There are three distinct kinds of advising we recommend you take advantage of:

  • University Advising
  • Department Advising
  • Individual faculty advising

University Advising. The professional staff in the University Office of Academic Advising provides incredibly helpful advice on working within the UO overall. These advisors can be particularly helpful in ensuring that the courses you choose help you meet general University requirements for the BA or BS degree. They can help ensure that you navigate through UO requirements in a timely fashion, keeping the total time to graduation to a minimum. They can provide concrete assistance if you find yourself in academic difficulty at some point. They are familiar with courses and faculty whose directions complement well the major you have selected. We recommend that you check in with one of the advisors in the Office of Academic Advising at least once a year, preferably in the Spring before registration for the following Fall begins.

Contact info:

Office of Academic Advising
364 Oregon Hall
346-3211
http://advising.uoregon.edu/

Department Advising. The Department of Linguistics has one faculty member who serves as the primary undergraduate advisor for its majors. The advisor for 2017-18 is:

Professor Melissa Baese-Berk
mbaesebe@uoregon.edu
Phone: 541-346-3899
The undergraduate advisor will assist you as you work to complete the major (or minor) in Linguistics. She can help you develop a concrete plan of study so that you get through the major smoothly. They can help you identify courses that complement your major and the particular focus you want to develop within the major. We recommend that you connect with the undergraduate advisor each term, preferably far enough along in the term that you know how the term is going but soon enough that you can use the advising meeting to set up your next term.

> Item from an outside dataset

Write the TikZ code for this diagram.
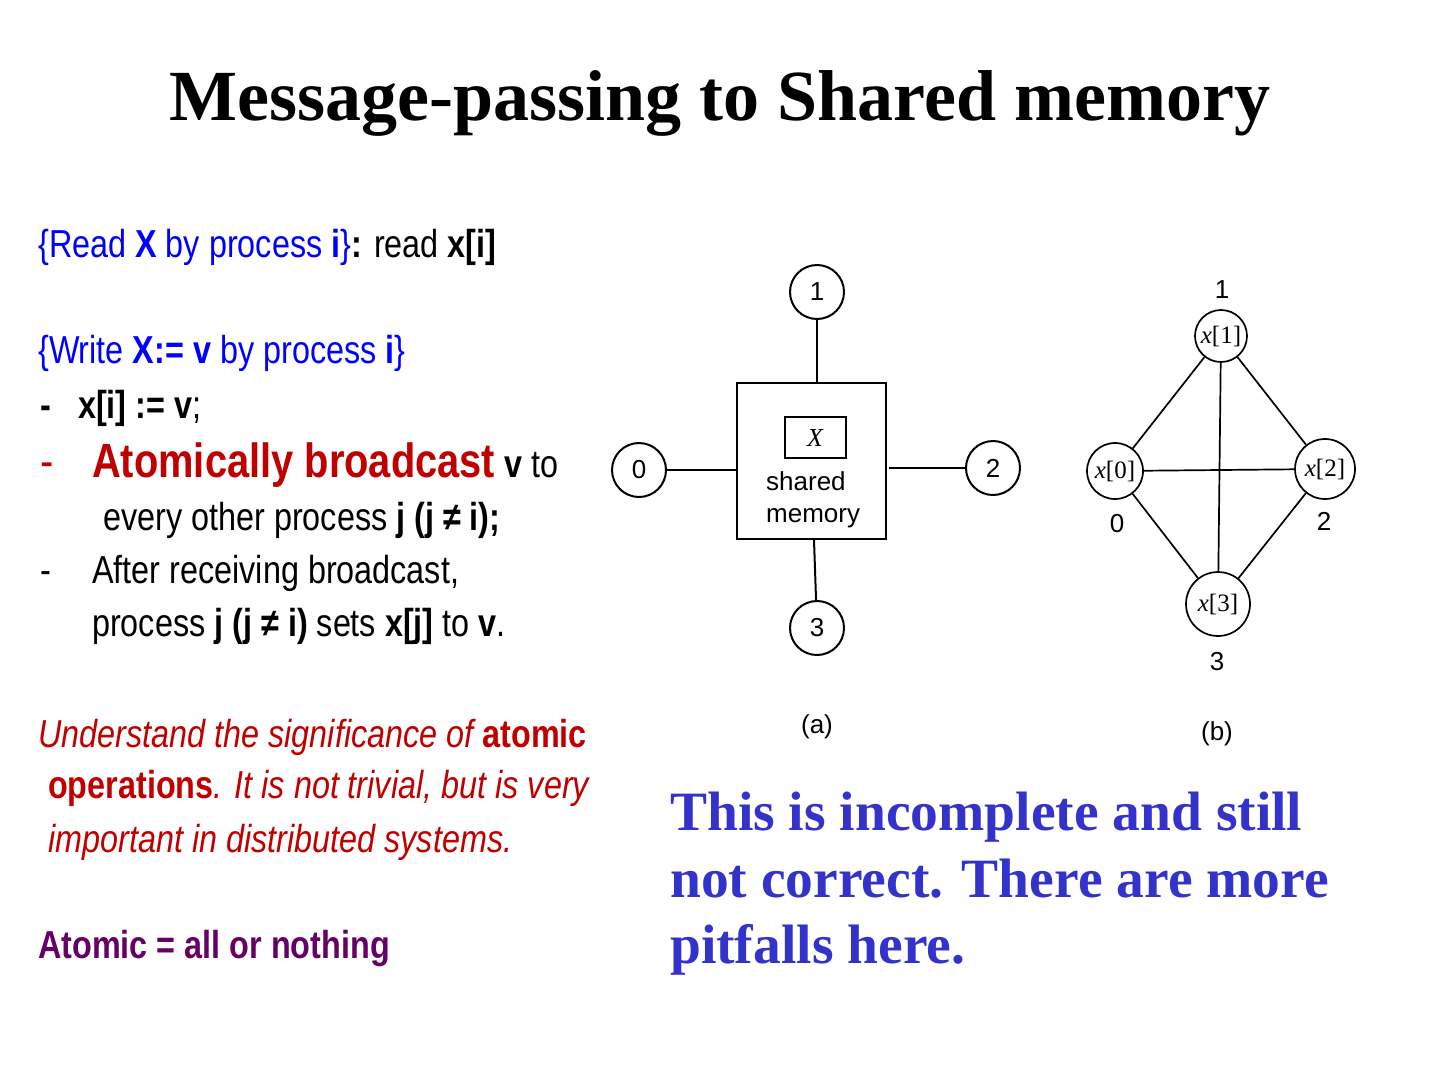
\documentclass[tikz,border=0pt]{standalone}
\usepackage{fontspec}
\setmainfont{Liberation Serif}
\newfontfamily\narrowsans[FakeStretch=0.83]{Liberation Sans}
\newfontfamily\plainsans{Liberation Sans}
\usepackage{tikz}
\usetikzlibrary{positioning}

\definecolor{slideblue}{RGB}{0,0,255}
\definecolor{slidered}{RGB}{192,0,0}
\definecolor{slidepurple}{RGB}{102,0,102}
\definecolor{noteblue}{RGB}{51,51,204}

\newcommand{\bodysize}{\narrowsans\fontsize{39}{44}\selectfont}
\newcommand{\figsize}{\plainsans\fontsize{26}{28}\selectfont}

\begin{document}
\begin{tikzpicture}[x=1pt,y=-1pt,
	txt/.style={anchor=base west,inner sep=0pt,font=\bodysize},
	note/.style={anchor=base west,inner sep=0pt,noteblue,font=\bfseries\fontsize{55.5}{60}\selectfont},
	proc/.style={draw,circle,line width=2pt,inner sep=0pt,minimum size=54pt,font=\figsize},
	reg/.style={draw,circle,line width=1.7pt,inner sep=0pt,font=\fontsize{25}{25}\selectfont},
	lbl/.style={anchor=base,inner sep=0pt,font=\figsize},
	link/.style={line width=2pt},
	edge/.style={line width=1.7pt}]
	\fill[white] (0,0) rectangle (1440,1080);
	\useasboundingbox (0,0) rectangle (1440,1080);
	
	\node[anchor=base,inner sep=0pt,font=\bfseries\fontsize{72}{72}\selectfont] (title) at (720,120) {Message-passing to Shared memory};
	
	\node[txt] (read) at (38,257) {\color{slideblue}\{Read \textbf{X} by process \textbf{i}\}\color{black}\textbf{:} read \textbf{x[i]}};
	\node[txt] (write) at (38,363) {\color{slideblue}\{Write \textbf{X:= v} by process \textbf{i}\}};
	\node[txt] (dasha) at (40,418) {\textbf{-}};
	\node[txt] (assign) at (78,418) {\textbf{x[i] := v};};
	\node[txt,slidered,font=\narrowsans\fontsize{48}{52}\selectfont] (dashb) at (40,477) {-};
	\node[txt] (bcast) at (92,477) {{\color{slidered}\fontsize{48}{52}\selectfont\textbf{Atomically broadcast}} \textbf{v} to};
	\node[txt] (every) at (103,530) {every other process \textbf{j (j ≠ i);}};
	\node[txt] (dashc) at (40,583) {-};
	\node[txt] (after) at (92,583) {After receiving broadcast,};
	\node[txt] (sets) at (92,636) {process \textbf{j (j ≠ i)} sets \textbf{x[j]} to \textbf{v}.};
	
	\node[txt,slidered] (under) at (38,747) {\itshape Understand the significance of \textbf{\upshape atomic}};
	\node[txt,slidered] (oper) at (48,798) {\textbf{operations}\textit{. It is not trivial, but is very}};
	\node[txt,slidered] (impt) at (48,852) {\textit{important in distributed systems.}};
	\node[txt,slidepurple] (atomic) at (38,958) {\textbf{Atomic = all or nothing}};
	
	\node[note] (notea) at (670,830) {This is incomplete and still};
	\node[note] (noteb) at (670,897) {not correct. There are more};
	\node[note] (notec) at (670,963) {pitfalls here.};
	
	% (a)
	\node[draw,line width=2pt,minimum width=149pt,minimum height=156pt] (mem) at (811.5,461) {};
	\node[draw,line width=1.7pt,inner sep=0pt,minimum width=61pt,minimum height=41pt,font=\fontsize{26}{26}\selectfont] (xbox) at (815.5,437.5) {\textit{X}};
	\node[anchor=base west,inner sep=0pt,font=\figsize] (shared) at (766,490) {shared};
	\node[anchor=base west,inner sep=0pt,font=\figsize] (memtxt) at (766,522) {memory};
	\node[proc] (p1) at (817,292) {1};
	\node[proc] (p0) at (639,470) {0};
	\node[proc] (p2) at (993,468) {2};
	\node[proc] (p3) at (817,628) {3};
	\draw[link] (p1) -- (p1 |- mem.north);
	\draw[link] (p0) -- (p0 -| mem.west);
	\draw[link] (p2) -- ([xshift=2pt]p2 -| mem.east);
	\draw[link] (p3) -- ([xshift=2.5pt]mem.south);
	\node[lbl] (capa) at (817,733) {(a)};
	
	% (b)
	\node[reg,minimum size=52pt] (x1) at (1221,336) {\textit{x}[1]};
	\node[reg,minimum size=56pt] (x0) at (1115,471) {\textit{x}[0]};
	\node[reg,minimum size=60pt] (x2) at (1325,469) {\textit{x}[2]};
	\node[reg,minimum size=64pt] (x3) at (1218,604) {\textit{x}[3]};
	\foreach \a/\b in {x1/x0,x1/x2,x1/x3,x0/x2,x0/x3,x2/x3}
		\draw[edge] (\a) -- (\b);
	\node[lbl] (la) at (1222,298) {1};
	\node[lbl] (lb) at (1117,532) {0};
	\node[lbl] (lc) at (1324,530) {2};
	\node[lbl] (ld) at (1217,670) {3};
	\node[lbl] (capb) at (1217,740) {(b)};
\end{tikzpicture}
\end{document}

Individual Faculty Advising. While there is no requirement on individual faculty to serve as the advisor or mentor of any student, nor is there a “list” of individual faculty advisors, you will find that making a strong academic connection with one (or more) individual faculty member is immensely useful to you as you develop your academic program and profile at the UO. The first advantage to finding an individual faculty adviser is that you will have someone you can level with about how you’’re doing academically, someone you can get concrete advice from on particular courses to take and particular faculty to take them from. The second advantage is that you will have someone who will come to bat for you with the “system” if you have a legitimate issue to resolve. The third advantage, the one that will get you thinking about the individual adviser, is that you will have at least one professor who will write more than a perfunctory letter when you apply for jobs, graduate school, or professional school.

How do you go about getting an individual faculty advisor, especially since no professor is obligated to take on individual advisees this way? Allow yourself to get immersed in your academic studies. Take advantage of the willingness of good faculty to work with students by going to office hours not just when you’re having trouble with some material but when you’re curious to learn more. All of us who are faculty enjoy and value the chance to work with committed students. Students who work seriously— who always make it to class, who participate, who question and puzzle things out —merit special care. So, when you’’ve worked hard, beyond the ordinary, even if you’’re not an ‘’A’’ student, ask the faculty member whose class you’’re in whether you could meet to discuss your academic program. When he or she agrees, you’’re on the road to cultivating a real, individual faculty adviser. While this professor will not likely become a personal friend, and certainly not a counselor, he or she will take you seriously and help you realize your academic dreams and potential.